The contentious Nutrition and Health Claims Regulation, which was due to be enacted in September, presented an opportunity for European Union lawmakers to rectify inconsistencies in the legislation that would ultimately reveal themselves in the passage of time, according to the executive director of the European Responsible Nutrition Alliance, Patrick Coppens.

He told FF&N the highly divisive regulation, one of the most amended in EU law-making history, was so compromised in its final composition that it was ripe for legal challenge. He predicted it would end up before the European Court of Justice (ECJ) if certain sections were not modified in addition to the technicality that caused the last-minute hitch.

"This legislation is so delicate — and it could be dangerous to start picking it apart — but there are certain sections that are legally inconsistent and these are going to be brought to light eventually anyway so now is a good time to iron them out," he said. At the same time if old wounds are opened — especially those regarding the fiercely debated nutrient profiling principles — the legislation could be interminably delayed "by years," he warned.

It was possible for the European Council and the European Parliament (EP) to reach an agreement to streamline the process to ensure the legislation is not returned to square one, but "it depends on the various factions within the EP," he said, and noted that these are highly unpredictable.

Certain changes hadn't been written into the final draft of the regulation
The regulation's passage was halted after sections involving the process of establishing and regulating nutrient profiles were found not to reflect late amendments that gave intervention powers to the European Parliament in matters such as salt, sugar and fat levels.
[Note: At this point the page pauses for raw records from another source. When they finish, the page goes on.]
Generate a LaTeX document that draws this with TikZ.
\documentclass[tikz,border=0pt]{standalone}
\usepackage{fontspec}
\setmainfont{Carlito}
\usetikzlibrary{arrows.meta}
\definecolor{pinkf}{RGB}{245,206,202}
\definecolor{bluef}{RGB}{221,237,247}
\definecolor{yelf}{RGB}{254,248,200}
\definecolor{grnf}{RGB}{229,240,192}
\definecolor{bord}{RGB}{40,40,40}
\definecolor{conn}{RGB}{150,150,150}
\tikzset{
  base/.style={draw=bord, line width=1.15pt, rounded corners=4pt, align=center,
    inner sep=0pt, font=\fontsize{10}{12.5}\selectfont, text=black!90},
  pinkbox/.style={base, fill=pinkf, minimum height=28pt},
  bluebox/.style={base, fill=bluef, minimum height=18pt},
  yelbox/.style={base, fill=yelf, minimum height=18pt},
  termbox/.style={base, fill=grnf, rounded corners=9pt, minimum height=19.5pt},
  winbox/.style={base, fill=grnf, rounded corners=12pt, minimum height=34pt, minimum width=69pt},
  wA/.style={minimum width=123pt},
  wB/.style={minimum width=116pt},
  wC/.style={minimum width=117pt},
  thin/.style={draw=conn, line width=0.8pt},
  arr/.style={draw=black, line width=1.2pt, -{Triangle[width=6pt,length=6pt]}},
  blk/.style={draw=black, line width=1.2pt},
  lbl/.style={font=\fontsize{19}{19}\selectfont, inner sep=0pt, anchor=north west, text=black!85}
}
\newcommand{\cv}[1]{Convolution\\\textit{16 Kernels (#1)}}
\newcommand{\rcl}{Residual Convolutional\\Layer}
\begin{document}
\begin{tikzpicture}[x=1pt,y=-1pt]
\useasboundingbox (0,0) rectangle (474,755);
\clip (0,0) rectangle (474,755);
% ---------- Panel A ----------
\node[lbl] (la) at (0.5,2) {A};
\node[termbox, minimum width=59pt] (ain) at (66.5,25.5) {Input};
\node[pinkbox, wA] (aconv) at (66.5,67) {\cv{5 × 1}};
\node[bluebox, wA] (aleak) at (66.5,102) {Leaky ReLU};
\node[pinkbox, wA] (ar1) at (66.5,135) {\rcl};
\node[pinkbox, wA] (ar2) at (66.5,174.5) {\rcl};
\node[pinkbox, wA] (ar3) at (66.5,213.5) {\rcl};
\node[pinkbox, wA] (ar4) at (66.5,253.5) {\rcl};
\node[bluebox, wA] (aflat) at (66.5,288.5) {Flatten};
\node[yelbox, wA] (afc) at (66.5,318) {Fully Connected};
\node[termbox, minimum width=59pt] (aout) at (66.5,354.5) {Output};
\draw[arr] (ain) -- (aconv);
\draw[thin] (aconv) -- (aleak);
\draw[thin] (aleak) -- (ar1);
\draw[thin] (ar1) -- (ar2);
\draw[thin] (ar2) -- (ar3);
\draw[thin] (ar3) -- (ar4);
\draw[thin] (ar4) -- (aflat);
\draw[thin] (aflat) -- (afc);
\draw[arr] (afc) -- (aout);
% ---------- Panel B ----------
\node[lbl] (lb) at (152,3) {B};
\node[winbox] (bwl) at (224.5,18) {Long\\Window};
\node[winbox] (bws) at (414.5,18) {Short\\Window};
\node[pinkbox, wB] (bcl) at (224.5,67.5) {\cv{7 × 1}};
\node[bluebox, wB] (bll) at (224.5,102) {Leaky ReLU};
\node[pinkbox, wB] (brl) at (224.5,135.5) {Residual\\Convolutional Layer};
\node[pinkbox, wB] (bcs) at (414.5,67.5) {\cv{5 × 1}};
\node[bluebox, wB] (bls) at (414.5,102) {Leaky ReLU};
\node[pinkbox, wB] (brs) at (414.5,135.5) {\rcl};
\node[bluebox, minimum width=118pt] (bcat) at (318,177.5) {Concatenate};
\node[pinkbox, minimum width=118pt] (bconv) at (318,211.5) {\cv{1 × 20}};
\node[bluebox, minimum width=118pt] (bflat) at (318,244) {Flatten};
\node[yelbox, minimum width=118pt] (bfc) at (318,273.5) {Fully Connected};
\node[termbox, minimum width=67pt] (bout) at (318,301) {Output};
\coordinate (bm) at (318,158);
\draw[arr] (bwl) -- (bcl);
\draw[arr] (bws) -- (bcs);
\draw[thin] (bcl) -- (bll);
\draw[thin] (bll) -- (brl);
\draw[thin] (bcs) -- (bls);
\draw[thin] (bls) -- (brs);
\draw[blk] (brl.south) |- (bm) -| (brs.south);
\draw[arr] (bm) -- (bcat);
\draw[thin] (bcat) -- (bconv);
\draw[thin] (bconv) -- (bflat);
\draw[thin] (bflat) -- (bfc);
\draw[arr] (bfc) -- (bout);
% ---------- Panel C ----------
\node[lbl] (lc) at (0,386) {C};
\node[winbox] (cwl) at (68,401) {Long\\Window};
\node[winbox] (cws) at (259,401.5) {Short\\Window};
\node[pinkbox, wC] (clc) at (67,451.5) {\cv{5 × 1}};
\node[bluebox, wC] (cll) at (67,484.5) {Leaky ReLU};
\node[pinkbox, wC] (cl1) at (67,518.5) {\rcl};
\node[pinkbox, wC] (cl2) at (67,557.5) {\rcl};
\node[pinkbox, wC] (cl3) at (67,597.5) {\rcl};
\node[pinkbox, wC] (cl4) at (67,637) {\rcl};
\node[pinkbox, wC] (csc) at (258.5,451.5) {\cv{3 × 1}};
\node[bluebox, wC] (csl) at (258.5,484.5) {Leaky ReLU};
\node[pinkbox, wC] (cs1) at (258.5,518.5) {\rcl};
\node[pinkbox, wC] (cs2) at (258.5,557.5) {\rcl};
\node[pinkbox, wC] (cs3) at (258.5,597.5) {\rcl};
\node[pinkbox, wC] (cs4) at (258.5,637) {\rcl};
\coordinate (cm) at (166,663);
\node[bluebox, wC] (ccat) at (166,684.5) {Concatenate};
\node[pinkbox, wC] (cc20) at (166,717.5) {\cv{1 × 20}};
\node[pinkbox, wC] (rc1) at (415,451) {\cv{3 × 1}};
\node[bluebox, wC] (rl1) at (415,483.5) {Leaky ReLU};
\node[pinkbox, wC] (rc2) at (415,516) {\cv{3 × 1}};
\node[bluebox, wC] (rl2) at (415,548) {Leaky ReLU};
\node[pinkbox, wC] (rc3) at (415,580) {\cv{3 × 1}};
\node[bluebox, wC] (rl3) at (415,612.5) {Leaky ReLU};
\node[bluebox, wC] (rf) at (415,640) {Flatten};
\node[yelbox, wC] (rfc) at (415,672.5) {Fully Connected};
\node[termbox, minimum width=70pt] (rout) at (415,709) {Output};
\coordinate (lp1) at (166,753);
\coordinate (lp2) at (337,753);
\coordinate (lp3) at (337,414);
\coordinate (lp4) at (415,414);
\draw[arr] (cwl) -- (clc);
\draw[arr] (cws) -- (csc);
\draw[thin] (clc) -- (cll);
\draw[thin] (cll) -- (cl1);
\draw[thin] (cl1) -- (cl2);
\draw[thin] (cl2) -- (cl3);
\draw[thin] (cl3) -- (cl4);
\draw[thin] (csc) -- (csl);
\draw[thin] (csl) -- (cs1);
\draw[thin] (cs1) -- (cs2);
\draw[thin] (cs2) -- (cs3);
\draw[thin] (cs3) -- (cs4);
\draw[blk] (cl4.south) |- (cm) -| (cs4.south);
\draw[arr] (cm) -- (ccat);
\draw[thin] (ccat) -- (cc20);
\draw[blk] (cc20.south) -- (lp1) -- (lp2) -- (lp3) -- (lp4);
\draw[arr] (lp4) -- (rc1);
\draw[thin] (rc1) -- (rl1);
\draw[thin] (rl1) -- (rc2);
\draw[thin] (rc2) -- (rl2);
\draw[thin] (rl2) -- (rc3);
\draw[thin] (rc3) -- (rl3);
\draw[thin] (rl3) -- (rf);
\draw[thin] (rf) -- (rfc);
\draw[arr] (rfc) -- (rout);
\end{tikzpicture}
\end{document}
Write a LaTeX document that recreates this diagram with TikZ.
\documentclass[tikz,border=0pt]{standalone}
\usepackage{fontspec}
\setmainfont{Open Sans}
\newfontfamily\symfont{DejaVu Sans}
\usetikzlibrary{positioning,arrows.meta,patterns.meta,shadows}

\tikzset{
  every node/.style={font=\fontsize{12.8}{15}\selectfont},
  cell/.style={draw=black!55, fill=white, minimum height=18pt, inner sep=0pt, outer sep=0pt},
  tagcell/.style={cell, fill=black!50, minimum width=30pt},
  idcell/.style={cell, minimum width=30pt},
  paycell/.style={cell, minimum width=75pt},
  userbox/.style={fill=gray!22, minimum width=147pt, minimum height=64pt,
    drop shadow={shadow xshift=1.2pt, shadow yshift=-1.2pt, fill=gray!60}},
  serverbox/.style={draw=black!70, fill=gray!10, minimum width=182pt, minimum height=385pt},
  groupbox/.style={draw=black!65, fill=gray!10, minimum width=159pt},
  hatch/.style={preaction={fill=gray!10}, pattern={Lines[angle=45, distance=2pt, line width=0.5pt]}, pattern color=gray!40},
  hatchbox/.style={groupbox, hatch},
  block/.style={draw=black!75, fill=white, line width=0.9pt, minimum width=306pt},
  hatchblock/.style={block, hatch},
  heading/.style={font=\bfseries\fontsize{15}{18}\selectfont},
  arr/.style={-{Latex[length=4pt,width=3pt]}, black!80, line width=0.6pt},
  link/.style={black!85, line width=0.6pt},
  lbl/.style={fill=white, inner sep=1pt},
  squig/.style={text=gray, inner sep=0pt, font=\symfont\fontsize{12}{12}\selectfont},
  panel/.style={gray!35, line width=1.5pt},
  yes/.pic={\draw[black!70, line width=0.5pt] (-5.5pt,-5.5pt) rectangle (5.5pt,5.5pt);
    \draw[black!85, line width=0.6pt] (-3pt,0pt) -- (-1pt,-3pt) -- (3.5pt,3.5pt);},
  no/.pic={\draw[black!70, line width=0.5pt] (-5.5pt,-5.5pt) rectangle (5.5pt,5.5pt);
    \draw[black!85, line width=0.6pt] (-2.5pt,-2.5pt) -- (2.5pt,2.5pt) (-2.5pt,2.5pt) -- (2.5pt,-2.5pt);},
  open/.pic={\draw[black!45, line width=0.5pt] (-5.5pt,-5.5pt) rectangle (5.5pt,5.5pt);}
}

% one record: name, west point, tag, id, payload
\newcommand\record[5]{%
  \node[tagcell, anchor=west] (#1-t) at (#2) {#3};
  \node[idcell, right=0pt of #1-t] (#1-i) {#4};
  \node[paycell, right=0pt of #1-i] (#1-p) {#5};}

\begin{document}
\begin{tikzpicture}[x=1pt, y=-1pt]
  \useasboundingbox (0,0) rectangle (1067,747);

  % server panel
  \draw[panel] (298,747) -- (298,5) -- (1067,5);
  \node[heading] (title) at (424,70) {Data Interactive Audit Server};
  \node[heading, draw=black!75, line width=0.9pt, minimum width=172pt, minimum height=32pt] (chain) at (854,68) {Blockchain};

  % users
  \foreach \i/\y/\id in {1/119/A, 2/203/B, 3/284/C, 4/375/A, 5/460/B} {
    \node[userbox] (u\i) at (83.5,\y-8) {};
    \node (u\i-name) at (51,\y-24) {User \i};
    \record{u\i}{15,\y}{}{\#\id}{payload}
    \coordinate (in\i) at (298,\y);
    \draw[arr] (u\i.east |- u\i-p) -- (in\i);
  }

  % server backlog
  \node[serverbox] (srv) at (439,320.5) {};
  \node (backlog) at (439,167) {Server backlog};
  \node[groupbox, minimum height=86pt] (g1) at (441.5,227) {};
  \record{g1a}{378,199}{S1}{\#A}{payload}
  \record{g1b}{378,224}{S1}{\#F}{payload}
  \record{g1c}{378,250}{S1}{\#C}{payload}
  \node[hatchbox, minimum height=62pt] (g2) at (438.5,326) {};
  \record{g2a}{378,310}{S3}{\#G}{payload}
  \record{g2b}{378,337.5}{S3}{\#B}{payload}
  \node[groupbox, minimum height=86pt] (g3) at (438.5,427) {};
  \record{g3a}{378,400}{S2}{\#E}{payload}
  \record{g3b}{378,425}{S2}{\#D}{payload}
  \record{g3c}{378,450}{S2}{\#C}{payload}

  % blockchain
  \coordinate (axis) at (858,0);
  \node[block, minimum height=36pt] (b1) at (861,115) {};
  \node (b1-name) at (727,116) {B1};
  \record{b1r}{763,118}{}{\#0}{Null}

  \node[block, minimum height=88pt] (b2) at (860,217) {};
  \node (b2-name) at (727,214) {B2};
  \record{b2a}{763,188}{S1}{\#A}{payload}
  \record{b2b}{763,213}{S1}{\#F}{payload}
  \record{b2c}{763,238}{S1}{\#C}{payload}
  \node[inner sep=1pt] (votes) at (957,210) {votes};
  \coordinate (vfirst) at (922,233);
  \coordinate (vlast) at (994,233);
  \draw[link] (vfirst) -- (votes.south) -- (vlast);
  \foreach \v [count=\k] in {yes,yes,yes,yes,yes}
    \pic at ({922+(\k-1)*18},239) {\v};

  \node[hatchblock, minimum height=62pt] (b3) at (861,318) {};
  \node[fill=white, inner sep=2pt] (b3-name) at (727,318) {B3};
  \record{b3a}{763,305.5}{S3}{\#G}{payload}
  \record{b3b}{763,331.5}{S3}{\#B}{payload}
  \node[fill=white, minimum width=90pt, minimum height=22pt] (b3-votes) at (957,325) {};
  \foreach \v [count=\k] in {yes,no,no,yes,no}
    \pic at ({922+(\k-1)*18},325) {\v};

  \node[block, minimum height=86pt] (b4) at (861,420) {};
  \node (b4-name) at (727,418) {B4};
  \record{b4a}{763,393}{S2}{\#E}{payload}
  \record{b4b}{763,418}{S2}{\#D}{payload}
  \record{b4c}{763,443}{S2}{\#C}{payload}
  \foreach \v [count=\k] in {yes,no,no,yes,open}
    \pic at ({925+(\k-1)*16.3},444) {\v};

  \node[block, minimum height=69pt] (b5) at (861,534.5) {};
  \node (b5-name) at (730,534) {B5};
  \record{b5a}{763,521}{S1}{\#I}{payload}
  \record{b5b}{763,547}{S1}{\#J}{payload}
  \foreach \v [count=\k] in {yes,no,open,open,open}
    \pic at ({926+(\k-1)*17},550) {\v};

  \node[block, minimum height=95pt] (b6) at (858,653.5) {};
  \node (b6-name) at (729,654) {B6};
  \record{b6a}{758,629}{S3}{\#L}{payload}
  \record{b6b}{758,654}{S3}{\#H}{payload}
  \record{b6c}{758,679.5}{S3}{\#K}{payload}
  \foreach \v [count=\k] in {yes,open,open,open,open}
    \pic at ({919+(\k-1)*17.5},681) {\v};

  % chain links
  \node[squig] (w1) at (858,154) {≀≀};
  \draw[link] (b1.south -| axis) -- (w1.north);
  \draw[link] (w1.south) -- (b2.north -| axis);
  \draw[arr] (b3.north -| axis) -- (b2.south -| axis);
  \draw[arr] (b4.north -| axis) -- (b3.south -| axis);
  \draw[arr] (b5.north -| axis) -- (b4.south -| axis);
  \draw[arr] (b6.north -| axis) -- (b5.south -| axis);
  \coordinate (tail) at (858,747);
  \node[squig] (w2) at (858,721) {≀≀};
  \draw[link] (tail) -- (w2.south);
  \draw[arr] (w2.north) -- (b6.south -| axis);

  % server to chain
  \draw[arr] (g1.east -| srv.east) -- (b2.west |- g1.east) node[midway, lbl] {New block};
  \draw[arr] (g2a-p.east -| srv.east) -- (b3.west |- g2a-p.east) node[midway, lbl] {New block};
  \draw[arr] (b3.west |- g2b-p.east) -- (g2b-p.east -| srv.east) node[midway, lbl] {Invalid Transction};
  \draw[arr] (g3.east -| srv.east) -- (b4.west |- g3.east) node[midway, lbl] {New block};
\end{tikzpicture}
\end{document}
These changes had not been written into the final draft of the regulation and so its enactment was aborted.

Coppens said this delay presented an ideal opportunity to amend contentious and ambiguous sections of the legislation such as those relating to children's product claims and the manner in which the accelerated claims procedure will be monitored and administered by the European Commission and the European Food Safety Authority.

Perhaps indicative of the lobbying that might ensue now that the legislation has been stalled, Ursula Schafer, regulatory consultant at German-based consultancy Diapharm, said trade groups in her country saw the situation as a chance to alter the legislation to allow for a greater range of claims.

US trade groups said uncertainty regarding the legislation was a major concern to US exporters to Europe who were grappling with impending GMPs domestically and frustrated by Europe's inability to define and sanctify their health-claims regime.